大学入学共通テスト期間中は南風が吹く可能性は低いので、羽田新ルートの飛行騒音が受験生に影響を及ぼす可能性は低いと筆者は予想していたのだが(大学入学共通テストのリスニング試験、受験性は静穏な環境を確保できるか)、そうはならなかった。
大学入学共通テスト初日、羽田新ルートを運用
初めての大学入学共通テストが1月16日(土)、全国で一斉に始まった。
大学入試センター理事長が昨年の11月30日付で、日本航空機操縦士協会の会長宛に「令和3年度前期日程試験の実施に伴う配慮について(依頼)」(PDF:2.3MB)というお願い文書を発信していたのにも係わらず、羽田新ルートが運用された。
南風時に都心上空を飛行する羽田新ルートの運用は12月24日以来、23日ぶりである。
いくら久しぶりに南風が吹いたとはいえ、わざわざ大学入学共通テストの初日に羽田新ルートを運用することもなかろう。
たとえ、大学入試センター理事長のお願い先が日本航空機操縦士協会(報道関係や航空写真撮影、社用機や個人の自家用機などといった一般航空のパイロット)だとしても、同協会の法人賛助会員には航空会社も名を連ねているのだから、羽田新ルート関係者であれば同理事長のお願い内容を知らないはずはないのでは。
約1時間(15~16時)、13機が都心上空を飛行
大学入学共通テスト初日(1月16日)、羽田新ルートの南風時の運用に切り得られていた時間は1時間(14時30分~15時30分)。
過去の運用状況|羽田空港飛行コース
たしかに当日は10時10分から16時まで東南東から西南西の風が吹いていた(次図)。
約1時間(15~16時)に都心上空を飛行したのは13機(=A滑走路到着ルート3機+B滑走路到着ルート10機)。

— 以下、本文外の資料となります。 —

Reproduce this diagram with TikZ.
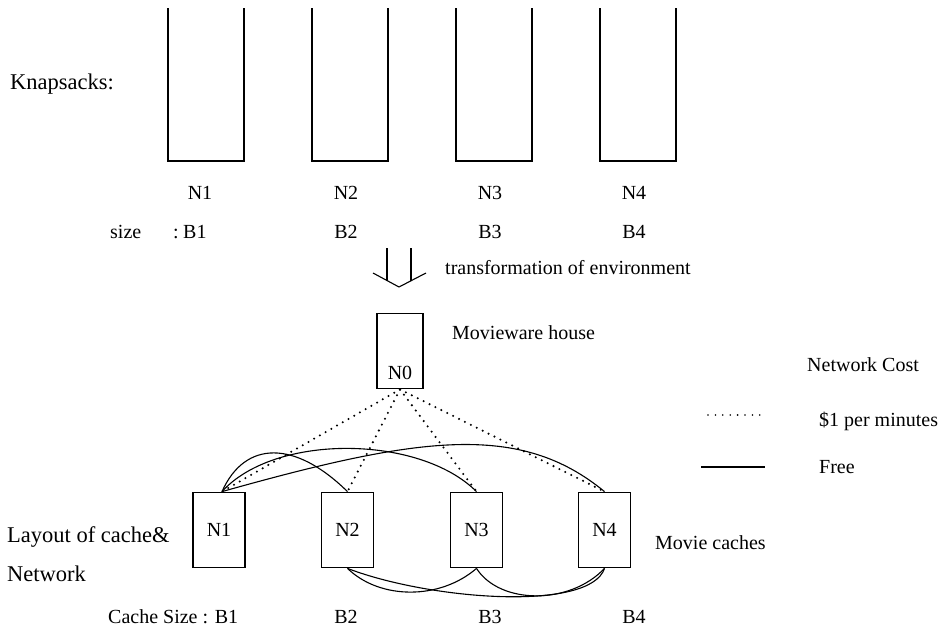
\documentclass[tikz,border=0pt]{standalone}
\usepackage{fontspec}
\setmainfont{Liberation Serif}
\begin{document}
\begin{tikzpicture}[x=1pt,y=-1pt,
  every node/.style={font=\fontsize{20}{24}\selectfont, inner sep=0pt},
  big/.style={font=\fontsize{22.5}{27}\selectfont},
  lbl/.style={anchor=base west},
  clbl/.style={anchor=base},
  sack/.style={line width=2.6pt, line join=miter},
  cache/.style={draw, line width=1.8pt, minimum width=52pt, minimum height=75pt},
  house/.style={draw, line width=1.8pt, minimum width=46pt, minimum height=75pt},
  paid/.style={line width=2.3pt, dash pattern=on 0pt off 6.6pt, line cap=round},
  free/.style={line width=1.1pt},
  pointer/.style={line width=1.1pt}]
\useasboundingbox (0,0) rectangle (951,632);

% knapsacks
\foreach \x in {168,312,456,600}
  \draw[sack] (\x,8) -- (\x,161) -- (\x+76,161) -- (\x+76,8);
\node[lbl,big] (ks) at (10,89) {Knapsacks:};
\node[clbl] (k1) at (200,199) {N1};
\node[clbl] (k2) at (346,199) {N2};
\node[clbl] (k3) at (490,199) {N3};
\node[clbl] (k4) at (634,199) {N4};
\node[lbl] (sz) at (110,238) {size};
\node[lbl] (szc) at (173,238) {:};
\node[lbl] (b1) at (183,238) {B1};
\node[clbl] (b2) at (346,238) {B2};
\node[clbl] (b3) at (490,238) {B3};
\node[clbl] (b4) at (634,238) {B4};

% transformation arrow
\draw[pointer] (387,248) -- (387,281);
\draw[pointer] (411,248) -- (411,281);
\draw[pointer] (373,273) -- (399,287) -- (426,273);
\node[lbl] (tr) at (445,274) {transformation of environment};

% warehouse
\node[house] (n0) at (400,351) {};
\node[clbl] (n0t) at (400,379) {N0};
\node[lbl] (mw) at (452,339) {Movieware house};

% caches
\node[cache] (n1) at (219,530) {N1};
\node[cache] (n2) at (347.5,530) {N2};
\node[cache] (n3) at (476.5,530) {N3};
\node[cache] (n4) at (604.5,530) {N4};

% paid links
\draw[paid] (n0.south) -- ([xshift=3pt]n1.north);
\draw[paid] (n0.south) -- (n2.north);
\draw[paid] (n0.south) -- (n3.north);
\draw[paid] (n0.south) -- (n4.north);

% free links, upper side
\draw[free] ([xshift=3pt]n1.north) .. controls (245,440) and (295,440) .. (n2.north);
\draw[free] ([xshift=3pt]n1.north) .. controls (275,433) and (420,435) .. (n3.north);
\draw[free] ([xshift=3pt]n1.north) .. controls (420,436) and (520,422) .. (n4.north);

% free links, lower side
\draw[free] (n2.south) .. controls (380,600) and (440,600) .. (n3.south);
\draw[free] (n2.south) .. controls (430,600) and (590,612) .. (n4.south);
\draw[free] (n3.south) .. controls (500,605) and (570,605) .. (n4.south);

% legend
\node[lbl] (nc) at (807,371) {Network Cost};
\coordinate (la) at (708,415);
\coordinate (lb) at (762,415);
\draw[line width=1.8pt, dash pattern=on 0pt off 7.4pt, line cap=round] (la) -- (lb);
\node[lbl] (pm) at (819,426) {\$1 per minutes};
\coordinate (lc) at (701,467);
\coordinate (ld) at (765,467);
\draw[free] (lc) -- (ld);
\node[lbl] (fr) at (819,473) {Free};

% side labels
\node[lbl,big] (lay) at (7,542) {Layout of cache\&};
\node[lbl,big] (net) at (7,581) {Network};
\node[lbl] (mc) at (655,549) {Movie caches};
\node[lbl] (cs) at (108,623) {Cache Size : B1};
\node[clbl] (c2) at (346,623) {B2};
\node[clbl] (c3) at (490,623) {B3};
\node[clbl] (c4) at (634,623) {B4};
\end{tikzpicture}
\end{document}
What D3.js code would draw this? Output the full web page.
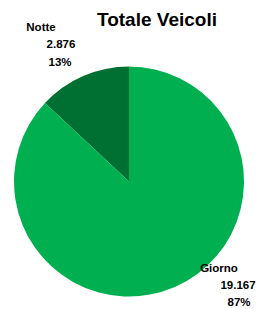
<!DOCTYPE html>
<html>
<head>
<meta charset="utf-8">
<script src="https://cdn.jsdelivr.net/npm/d3@7"></script>
<style>
  body { margin: 0; background: #fff; }
  text { font-family: "Liberation Sans", Arial, sans-serif; font-weight: bold; fill: #000; }
</style>
</head>
<body>
<div id="chart"></div>
<script>
// data
const categories = ["Notte", "Giorno"];
const values = [2876, 19167];
const percents = ["13%", "87%"];
const colors = ["#006F32", "#00B050"];

const w = 263;
const h = 309;
const cx = 129, cy = 181.5, r = 115;

const svg = d3.select("#chart").append("svg")
  .attr("width", w)
  .attr("height", h);

svg.append("text")
  .attr("x", 157)
  .attr("y", 26)
  .attr("text-anchor", "middle")
  .style("font-size", "19px")
  .text("Totale Veicoli");

// pie, Notte starts counter-clockwise from top
const share = values[0] / d3.sum(values);
const pie = d3.pie().sort(null)
  .startAngle(-2 * Math.PI * share)
  .endAngle(2 * Math.PI - 2 * Math.PI * share);
const arc = d3.arc().innerRadius(0).outerRadius(r);

const g = svg.append("g").attr("transform", "translate(" + cx + "," + cy + ")");

g.selectAll("path")
  .data(pie(values))
  .enter().append("path")
  .attr("d", arc)
  .attr("fill", (d, i) => colors[i]);

// labels (Excel-style, three lines each)
const fmt = v => d3.format(",")(v).replace(/,/g, ".");
const labelPos = [
  [[41, 31], [61, 48], [60, 66]],
  [[219, 272], [238, 289], [239, 306]]
];

categories.forEach((c, i) => {
  const lines = [c, fmt(values[i]), percents[i]];
  lines.forEach((t, j) => {
    svg.append("text")
      .attr("x", labelPos[i][j][0])
      .attr("y", labelPos[i][j][1])
      .attr("text-anchor", "middle")
      .style("font-size", "11.5px")
      .text(t);
  });
});
</script>
</body>
</html>
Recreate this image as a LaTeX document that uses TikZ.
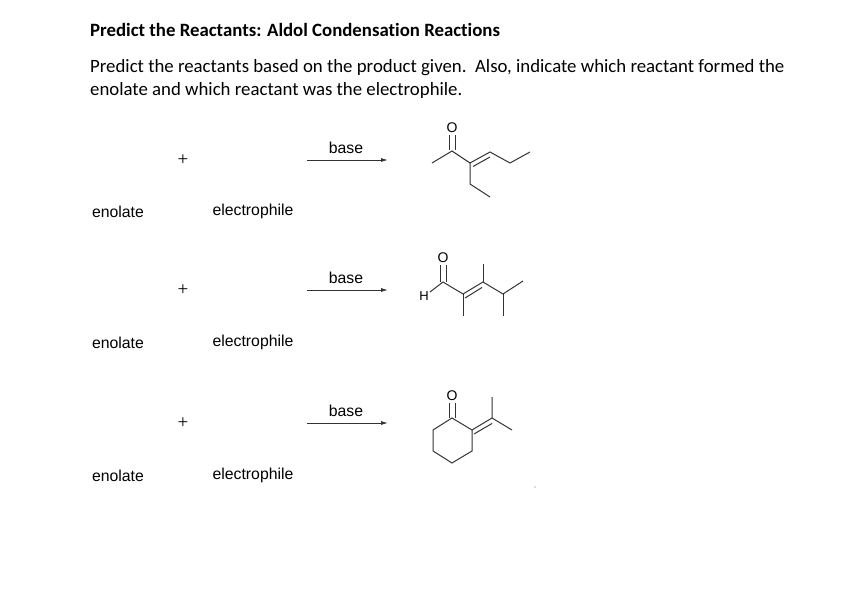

そのうち大型機は2機だった(次表)。
(flightradar24のデータを元に筆者作成)
リスニング試験の時間帯は避けられたが…
羽田新ルートから水平距離で1km以内に位置する試験会場は、10か所(次図)。
大学入学共通テストの試験会場(1都3県)-Google マップ
羽田新ルート直下の試験会場は4か所(次表)。
東京海洋大学品川キャンパスや武蔵大学、立正大学品川キャンパスや目白大学で試験を受けた受験生に飛行騒音の影響はなかったのだろうか。
ちなみに、冒頭の日本航空機操縦士協会の会長宛文書で依頼していたのは、リスニング試験を実施している時間中への配慮。
リスニング試験は17時40分から18時10分の間に実施されるので、幸いなことに飛行騒音の影響を免れることができた。でも、外国語のリーディングと筆記中は頭上を飛行機が飛んでいたのである(次図)。新ルート周辺の試験会場の受験生は100%の力を発揮できたのだろうか……。